Colin Hill
- Born: Colin Cecil Pitcairn Hill 17 July 1887 Leslie, Fife, Scotland
- Died: 9 June 1953 (aged 65) Kilbirnie, Scotland

Rugby union career
- Position: Forward

Amateur team(s)
- Years: Team / Apps / (Points)
- St. Andrews University

Provincial / State sides
- Years: Team / Apps / (Points)
- 1908-10: Midlands District
- 1910: North of Scotland District
- 1911: Whites Trial

International career
- Years: Team / Apps / (Points)
- 1912: Scotland / 2 / (0)

= Colin Hill (rugby union) =

Scotland international rugby union player

Colin Hill (17 July 1887 – 9 June 1953) was a Scotland international rugby union player. He played as a Forward.

==Rugby Union career==

===Amateur career===

After being educated at Fettes College Hill went to St. Andrews University. Hill then played rugby union for St. Andrews University.

===Provincial career===

He played for the Midlands District in their match against North of Scotland District on 7 November 1908 and on 19 November 1910. The day on 7 November 1908 was particularly notable for Hill as he refereed a hockey match in the morning between Dundee High School and Madras College F.P. in Dundee's Recreation Grounds; before then playing rugby union for the Midlands District that afternoon.

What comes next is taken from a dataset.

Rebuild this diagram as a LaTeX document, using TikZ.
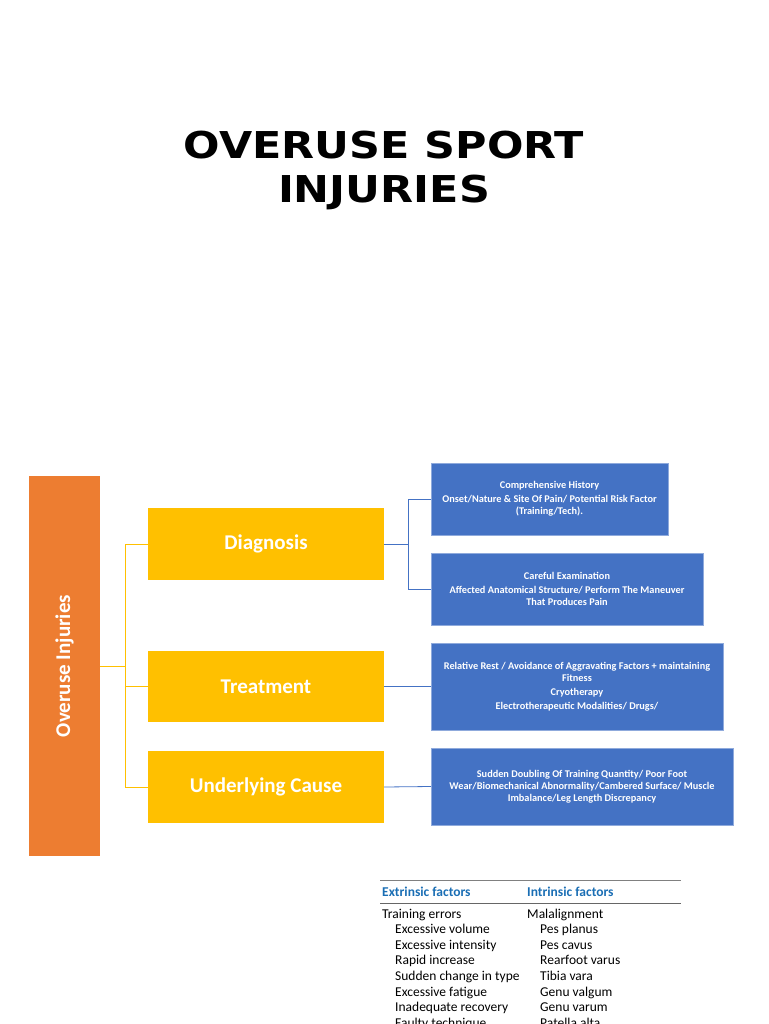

He played for the combined North of Scotland District against the South of Scotland District on 10 December 1910.

He played for the Whites Trial side against the Blues Trial side on 21 January 1911, while still playing with St. Andrews University.

===International career===

Hill played in 2 tests for Scotland.

==Military career==

In the First World War he joined the 11 battalion of the Royal Scots as a captain and fought in France. He graduated to be a Lieutenant. He was awarded the Victory Medal and the British Star. He later became an army chaplain.

==Religious career==

Hill followed his father into the ministry, was ordained in 1920 and became a minister of the Church of Scotland. At the time of his father's death in 1922 he was an army chaplain in India. He held a post in Kilbirnie in North Ayrshire for many years. He died in the manse.

He served on the Ayrshire Education Committee for 15 years; was on the Primary promotions Board; and on the Ayrshire Educational Trust.